- [Set task]:
Leave out the pictures and retype only the lines from the opening line to the line that holds "plt.rcParams['mathtext.default'] = 'regular'", both ends included.

━━━━━ Source data ━━━━━

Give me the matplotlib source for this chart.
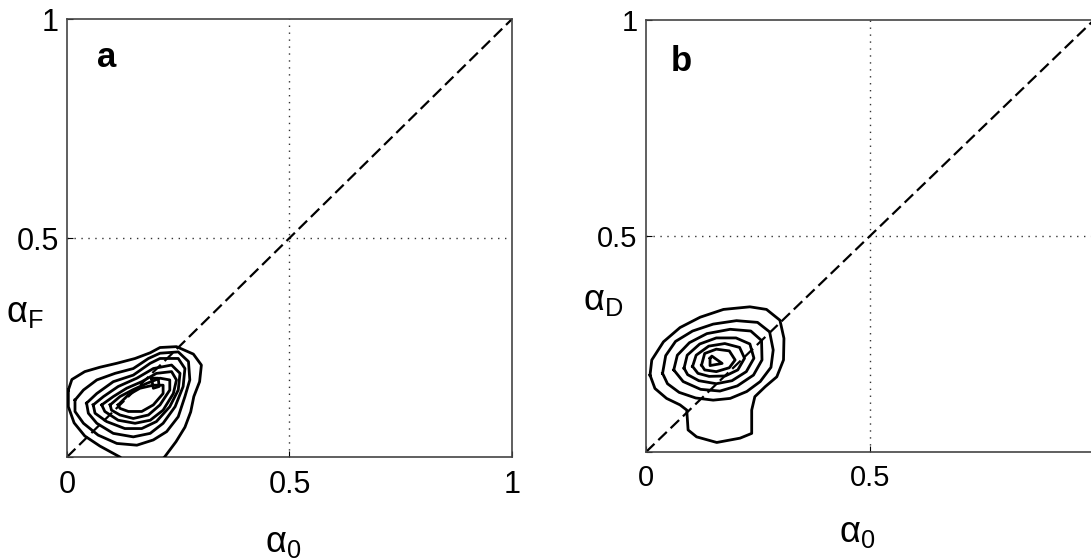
import numpy as np
import matplotlib
matplotlib.use('Agg')
import matplotlib.pyplot as plt

plt.rcParams['font.family'] = ['Liberation Sans', 'DejaVu Sans']
plt.rcParams['mathtext.default'] = 'regular'

# axis ticks shared by both panels
ticks = [0, 0.5, 1]
x_labels_a = ['0', '0.5', '1']
x_labels_b = ['0', '0.5', '']
y_labels = ['', '0.5', '1']

# contour lines of panel a (alpha_0 vs alpha_F), outer -> inner
a_rings = [
    [(0.003, 0.153), (0.011, 0.177), (0.040, 0.195), (0.074, 0.205), (0.112, 0.214),
     (0.153, 0.225), (0.187, 0.238), (0.209, 0.250), (0.246, 0.252), (0.284, 0.235),
     (0.302, 0.210), (0.298, 0.172), (0.285, 0.138), (0.278, 0.103), (0.265, 0.068),
     (0.245, 0.035), (0.220, 0.001), (0.20, -0.02), (0.14, -0.02), (0.119, 0.0),
     (0.074, 0.025), (0.040, 0.048), (0.016, 0.078), (0.003, 0.115)],
    [(0.018, 0.130), (0.037, 0.153), (0.067, 0.176), (0.108, 0.191), (0.149, 0.202),
     (0.183, 0.225), (0.209, 0.237), (0.250, 0.240), (0.273, 0.218), (0.276, 0.176),
     (0.265, 0.138), (0.250, 0.092), (0.224, 0.058), (0.194, 0.039), (0.157, 0.027),
     (0.112, 0.031), (0.070, 0.050), (0.037, 0.077), (0.018, 0.104)],
    [(0.044, 0.123), (0.067, 0.145), (0.104, 0.172), (0.149, 0.187), (0.187, 0.214),
     (0.209, 0.225), (0.250, 0.225), (0.265, 0.202), (0.261, 0.161), (0.243, 0.115),
     (0.216, 0.077), (0.187, 0.054), (0.149, 0.046), (0.104, 0.054), (0.067, 0.077),
     (0.048, 0.100)],
    [(0.059, 0.119), (0.082, 0.138), (0.115, 0.161), (0.157, 0.180), (0.194, 0.202),
     (0.235, 0.210), (0.254, 0.191), (0.250, 0.153), (0.231, 0.115), (0.201, 0.081),
     (0.168, 0.065), (0.130, 0.065), (0.089, 0.081), (0.063, 0.100)],
    [(0.078, 0.119), (0.104, 0.138), (0.134, 0.157), (0.168, 0.172), (0.201, 0.191),
     (0.235, 0.195), (0.246, 0.176), (0.239, 0.145), (0.216, 0.107), (0.187, 0.084),
     (0.153, 0.077), (0.115, 0.084), (0.085, 0.104)],
    [(0.097, 0.119), (0.119, 0.138), (0.149, 0.154), (0.179, 0.168), (0.209, 0.180),
     (0.231, 0.176), (0.231, 0.153), (0.209, 0.119), (0.183, 0.096), (0.149, 0.088),
     (0.119, 0.096), (0.100, 0.107)],
    [(0.115, 0.119), (0.138, 0.142), (0.164, 0.157), (0.194, 0.164), (0.216, 0.164),
     (0.216, 0.145), (0.194, 0.119), (0.168, 0.104), (0.138, 0.104), (0.119, 0.111)],
    [(0.190, 0.180), (0.205, 0.180), (0.207, 0.161), (0.194, 0.157)],
]

# contour lines of panel b (alpha_0 vs alpha_D), outer -> inner
b_rings = [
    [(0.009, 0.178), (0.013, 0.213), (0.039, 0.255), (0.076, 0.288), (0.121, 0.312),
     (0.173, 0.330), (0.232, 0.336), (0.269, 0.330), (0.299, 0.305), (0.308, 0.263),
     (0.307, 0.213), (0.292, 0.174), (0.266, 0.151), (0.243, 0.128), (0.236, 0.097),
     (0.236, 0.043), (0.210, 0.032), (0.158, 0.022), (0.113, 0.035), (0.094, 0.051),
     (0.091, 0.097), (0.076, 0.109), (0.046, 0.124), (0.020, 0.147)],
    [(0.037, 0.182), (0.044, 0.223), (0.066, 0.256), (0.104, 0.280), (0.150, 0.296),
     (0.202, 0.304), (0.249, 0.300), (0.276, 0.278), (0.284, 0.236), (0.279, 0.196),
     (0.255, 0.163), (0.225, 0.140), (0.188, 0.124), (0.150, 0.120), (0.111, 0.125),
     (0.074, 0.138), (0.048, 0.158)],
    [(0.062, 0.190), (0.070, 0.224), (0.097, 0.253), (0.136, 0.274), (0.188, 0.284),
     (0.234, 0.280), (0.258, 0.258), (0.259, 0.213), (0.240, 0.178), (0.204, 0.153),
     (0.165, 0.141), (0.122, 0.145), (0.083, 0.163)],
    [(0.085, 0.194), (0.092, 0.224), (0.120, 0.250), (0.157, 0.264), (0.201, 0.264),
     (0.232, 0.250), (0.241, 0.217), (0.224, 0.186), (0.192, 0.165), (0.157, 0.158),
     (0.118, 0.165), (0.093, 0.179)],
    [(0.104, 0.198), (0.112, 0.224), (0.140, 0.245), (0.176, 0.251), (0.209, 0.242),
     (0.220, 0.217), (0.205, 0.190), (0.177, 0.176), (0.141, 0.175), (0.116, 0.182)],
    [(0.124, 0.201), (0.131, 0.228), (0.157, 0.238), (0.186, 0.234), (0.199, 0.213),
     (0.186, 0.195), (0.157, 0.186), (0.131, 0.190)],
    [(0.143, 0.217), (0.147, 0.222), (0.170, 0.205), (0.143, 0.200)],
]

diag = [0, 1]


def draw_panel(ax, rings, letter, letter_xy, fs, xlabels):
    ax.set_xlim(0, 1)
    ax.set_ylim(0, 1)
    ax.axvline(0.5, color='#333333', lw=1.0, ls=(0, (1, 4)), zorder=1)
    ax.axhline(0.5, color='#333333', lw=1.0, ls=(0, (1, 4)), zorder=1)
    ax.plot(diag, diag, color='black', lw=1.6, dashes=(5.3, 2.4), zorder=2)
    for ring in rings:
        pts = np.array(ring + [ring[0]])
        ax.plot(pts[:, 0], pts[:, 1], color='black', lw=2.0, zorder=3,
                solid_joinstyle='round')
    ax.set_xticks(ticks)
    ax.set_xticklabels(xlabels)
    ax.set_yticks(ticks)
    ax.set_yticklabels(y_labels)
    ax.tick_params(direction='in', length=4, width=0.8, labelsize=fs,
                   top=False, right=False)
    ax.tick_params(axis='x', pad=9)
    ax.tick_params(axis='y', pad=6)
    for sp in ax.spines.values():
        sp.set_color('#444444')
        sp.set_linewidth(1.2)
    ax.text(letter_xy[0], letter_xy[1], letter, transform=ax.transAxes,
            fontsize=25, fontweight='bold', ha='center', va='center')


fig = plt.figure(figsize=(10.91, 5.6), dpi=100)

ax_a = fig.add_axes([0.0614, 0.1839, 0.4079, 0.7821])
draw_panel(ax_a, a_rings, 'a', (0.088, 0.913), 22, x_labels_a)

ax_b = fig.add_axes([0.5921, 0.1929, 0.4106, 0.7714])
draw_panel(ax_b, b_rings, 'b', (0.078, 0.903), 21, x_labels_b)

fig.text(0.023, 0.442, r'$\alpha_F$', fontsize=26, ha='center', va='center')
fig.text(0.260, 0.032, r'$\alpha_0$', fontsize=26, ha='center', va='center')
fig.text(0.553, 0.464, r'$\alpha_D$', fontsize=26, ha='center', va='center')
fig.text(0.786, 0.050, r'$\alpha_0$', fontsize=26, ha='center', va='center')

fig.savefig('out.png', dpi=100)
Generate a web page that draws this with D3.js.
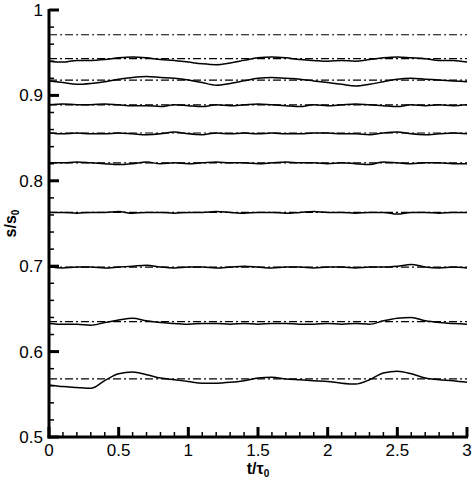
<!DOCTYPE html>
<html><head><meta charset="utf-8">
<script src="https://cdn.jsdelivr.net/npm/d3@7"></script>
<style>body{margin:0;background:#fff}text{font-family:"Liberation Sans",Arial,sans-serif}</style>
</head><body><svg id="c" width="474" height="482"></svg>
<script>
// time samples, every 0.1 t/tau0
var tValues = d3.range(0, 31).map(i => i / 10);
// reference (dash-dot) levels
var refLevels = [0.971, 0.943, 0.918, 0.889, 0.856, 0.821, 0.763, 0.699, 0.635, 0.568];
// measured series (31 points each)
var s1 = [0.940,0.939,0.941,0.941,0.942,0.944,0.945,0.944,0.942,0.941,0.939,0.937,0.936,0.938,0.941,0.944,0.945,0.944,0.942,0.941,0.940,0.941,0.940,0.942,0.944,0.945,0.944,0.943,0.941,0.941,0.939];
var s2 = [0.917,0.915,0.913,0.914,0.916,0.919,0.921,0.922,0.921,0.920,0.918,0.915,0.912,0.914,0.917,0.920,0.921,0.920,0.919,0.917,0.915,0.913,0.911,0.913,0.916,0.919,0.920,0.919,0.918,0.917,0.916];
var s3 = [0.889,0.890,0.889,0.889,0.890,0.889,0.888,0.888,0.887,0.889,0.888,0.887,0.889,0.888,0.889,0.890,0.889,0.888,0.887,0.889,0.888,0.889,0.890,0.889,0.888,0.887,0.889,0.888,0.889,0.888,0.889];
var s4 = [0.856,0.855,0.856,0.855,0.855,0.856,0.855,0.854,0.855,0.857,0.855,0.854,0.856,0.855,0.856,0.855,0.856,0.855,0.855,0.856,0.856,0.855,0.855,0.854,0.856,0.857,0.855,0.854,0.855,0.856,0.855];
var s5 = [0.821,0.821,0.822,0.821,0.820,0.819,0.820,0.822,0.820,0.821,0.820,0.821,0.822,0.821,0.821,0.820,0.821,0.822,0.821,0.821,0.820,0.821,0.820,0.819,0.822,0.821,0.820,0.821,0.821,0.820,0.820];
var s6 = [0.763,0.763,0.762,0.763,0.763,0.764,0.762,0.763,0.763,0.762,0.763,0.763,0.764,0.763,0.762,0.763,0.763,0.762,0.763,0.764,0.763,0.763,0.762,0.763,0.763,0.761,0.763,0.763,0.762,0.763,0.763];
var s7 = [0.699,0.698,0.699,0.699,0.698,0.699,0.700,0.701,0.699,0.698,0.699,0.699,0.698,0.699,0.700,0.699,0.698,0.699,0.699,0.698,0.699,0.699,0.698,0.699,0.699,0.700,0.702,0.699,0.698,0.699,0.698];
var s8 = [0.633,0.632,0.632,0.631,0.634,0.637,0.639,0.636,0.634,0.633,0.632,0.633,0.633,0.632,0.633,0.632,0.633,0.633,0.632,0.632,0.633,0.632,0.633,0.632,0.636,0.639,0.640,0.636,0.634,0.633,0.632];
var s9 = [0.561,0.559,0.558,0.557,0.566,0.574,0.576,0.573,0.569,0.567,0.565,0.563,0.563,0.564,0.566,0.569,0.570,0.568,0.567,0.566,0.565,0.563,0.562,0.567,0.575,0.577,0.574,0.569,0.567,0.566,0.564];
var seriesList = [s1, s2, s3, s4, s5, s6, s7, s8, s9];
var xTicks = [0, 0.5, 1, 1.5, 2, 2.5, 3];
var yTicks = [0.5, 0.6, 0.7, 0.8, 0.9, 1];

var svg = d3.select("#c");
var x = d3.scaleLinear().domain([0, 3]).range([49, 467]);
var y = d3.scaleLinear().domain([0.5, 1]).range([437, 10]);

// dash-dot reference lines
svg.selectAll(".ref").data(refLevels).enter().append("line")
  .attr("x1", x(0)).attr("x2", x(3))
  .attr("y1", d => y(d)).attr("y2", d => y(d))
  .attr("stroke", "#000").attr("stroke-width", 1.2)
  .attr("stroke-dasharray", "8,3,2,3");

var line = d3.line().x((d, i) => x(tValues[i])).y(d => y(d)).curve(d3.curveMonotoneX);
seriesList.forEach(s => {
  svg.append("path").attr("d", line(s)).attr("fill", "none")
    .attr("stroke", "#000").attr("stroke-width", 1.5);
});

// axes
svg.append("line").attr("x1", x(0)).attr("x2", x(0)).attr("y1", y(1) - 1).attr("y2", y(0.5) + 1.5).attr("stroke", "#000").attr("stroke-width", 3);
svg.append("line").attr("x1", x(0) - 1.5).attr("x2", x(3) + 1).attr("y1", y(0.5)).attr("y2", y(0.5)).attr("stroke", "#000").attr("stroke-width", 3);

// minor ticks
svg.selectAll(".ym").data(d3.range(0.52, 1.0, 0.02)).enter().append("line")
  .attr("x1", x(0)).attr("x2", x(0) + 5).attr("y1", d => y(d)).attr("y2", d => y(d))
  .attr("stroke", "#000").attr("stroke-width", 1.5);
svg.selectAll(".xm").data(d3.range(0.1, 3.0, 0.1)).enter().append("line")
  .attr("y1", y(0.5)).attr("y2", y(0.5) - 5).attr("x1", d => x(d)).attr("x2", d => x(d))
  .attr("stroke", "#000").attr("stroke-width", 1.5);
// major ticks
svg.selectAll(".yM").data(yTicks).enter().append("line")
  .attr("x1", x(0)).attr("x2", x(0) + 10).attr("y1", d => y(d)).attr("y2", d => y(d))
  .attr("stroke", "#000").attr("stroke-width", 3);
svg.selectAll(".xM").data(xTicks).enter().append("line")
  .attr("y1", y(0.5)).attr("y2", y(0.5) - 10).attr("x1", d => x(d)).attr("x2", d => x(d))
  .attr("stroke", "#000").attr("stroke-width", 3);

svg.selectAll(".yl").data(yTicks).enter().append("text")
  .attr("x", x(0) - 6).attr("y", d => y(d) + 6).attr("text-anchor", "end")
  .attr("font-size", 17).text(d => d === 1 ? "1" : d.toFixed(1));
svg.selectAll(".xl").data(xTicks).enter().append("text")
  .attr("x", d => x(d)).attr("y", y(0.5) + 19).attr("text-anchor", "middle")
  .attr("font-size", 17).text(d => String(d));

// axis titles
var xt = svg.append("text").attr("x", x(1.5)).attr("y", 474).attr("text-anchor", "middle")
  .attr("font-size", 16).attr("font-weight", "bold");
xt.append("tspan").text("t/τ");
xt.append("tspan").attr("font-size", 10).attr("dy", 3).text("0");
var yt = svg.append("text").attr("transform", "translate(16," + y(0.75) + ") rotate(-90)")
  .attr("text-anchor", "middle").attr("font-size", 16).attr("font-weight", "bold");
yt.append("tspan").text("s/s");
yt.append("tspan").attr("font-size", 10).attr("dy", 3).text("0");
</script></body></html>
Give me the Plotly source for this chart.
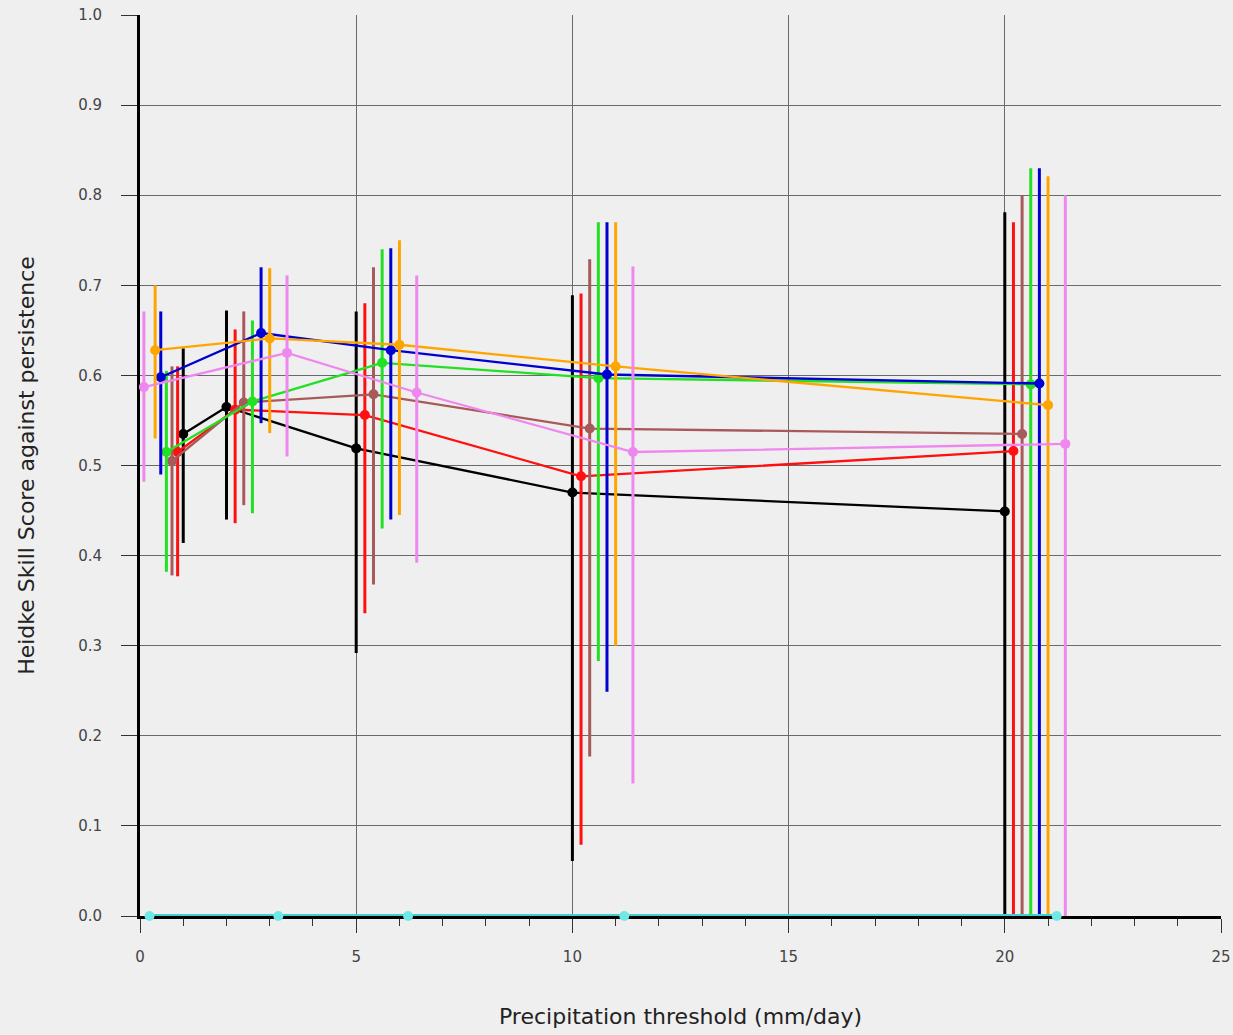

━━━━━

- [Solution to this problem]:
Give me the matplotlib source for this chart.
import numpy as np
import matplotlib
matplotlib.use('Agg')
import matplotlib.pyplot as plt

plt.rcParams['font.family'] = ['Liberation Sans', 'DejaVu Sans']
plt.rcParams['mathtext.default'] = 'regular'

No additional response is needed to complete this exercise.